During our late summer visits, the counter staff still tended to be green but eager, while a whole battalion of young people worked the stoves and cutting boards behind the kitchen’s half-wall. Sims, chef de cuisine Dugan Walser, and other staffers turn out the cookies, scones, and muffins; self-taught baker Moriah Elkins is responsible for the attractively decorated layer cakes. My questions about a poufy Neapolitan cake (strawberry, vanilla, and chocolate) prompted a nearby customer to pull out his cell phone and eagerly show me a photo of what Elkins had produced for him–a birthday cake wonderfully disguised as a battered briefcase and boot.

But you have to eat lunch before you can have dessert. Preceding our attack on the Neapolitan cake, my husband and I polished off a tasty shrimp roll–shrimp and egg salad in a split bun–and spicy lentil tacos, with legumes subbing for meat and partnering with avocado and pickled onions in soft corn tortillas. Both came with a nice side of dressed greens, and neither was so large we couldn’t enjoy dessert. The cake was beautiful, but the three layers were rather sturdy and dense–probably overbeaten and/or underbaked–rather than light and airy. The ample buttercream was the real deal, though, and each of its three flavors tasted unique.

A chocolate caramel cake we tried on another visit had a better texture and was incredibly rich. Fortunately, we had ordered two salads, available at both lunch and brunch, as our entrees. The Vietnamese noodle salad featured fresh spinach tossed with an exceptionally delicious sweet chili-lime vinaigrette and topped with seared tofu, rice noodles, and assorted raw and marinated vegetables. The adobo chicken salad was less flavorful but still agreeable–chopped romaine in a creamy cilantro dressing and slices of adobo-marinated chicken breast, corn relish, avocado, and pickled jicama.

The brunch list has a few items from the lunch menu but few hot choices; perhaps this will change as the weather grows cooler. One weekend I ordered salmon hash and, not having read the description closely, was surprised by what was actually a cold salmon and potato salad, offset by crisp Belgian endive and sweet cantaloupe–pleasant enough, if not the hot breakfast I had imagined. My husband’s huevos rancheros, on the other hand, were hot out of the pan–two fried eggs on crispy corn tortillas, sloshed with a warm tomato-tomatillo sauce and accompanied by black beans, avocado, and a handful of greens, everything in desperate need of salt but tasty once we applied seasoning.
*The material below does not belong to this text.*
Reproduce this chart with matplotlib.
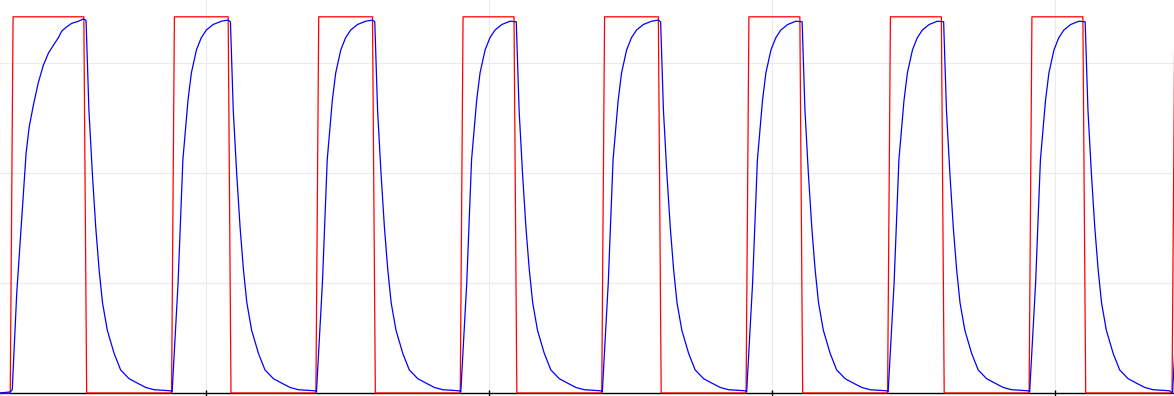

A bready apricot-cardamom scone finished us off.

Agreeable as the food was, it was the scene we particularly enjoyed: Kids scribbling chalk masterpieces on the sidewalk, their parents chatting over the remains of their brunch. The screen door slamming shut a bit too hard, just like at home. The black walnuts falling with a heavy thud on the gravel patio. Friends greeting latecomers to lunch. The convivial bantering between the workers and the customers. Jefferson Market is your neighbor’s house–welcoming, friendly, with a cup of coffee and a bite to eat always on hand.

Jefferson Market

609 W. Jefferson

665-6666

thejeffersonmarket.com

Tues.-Fri. 7 a.m.-4:30 p.m., lunch served 11 a.m.-2 p.m.; Sat.-Sun.: 8 a.m.-2 p.m., brunch served 10 a.m.-2 p.m. Closed Mon.

Meals $8-$11.50

No handicapped access

This article has been edited since it was published in the October 2017 Ann Arbor Observer to credit all of the market’s bakers.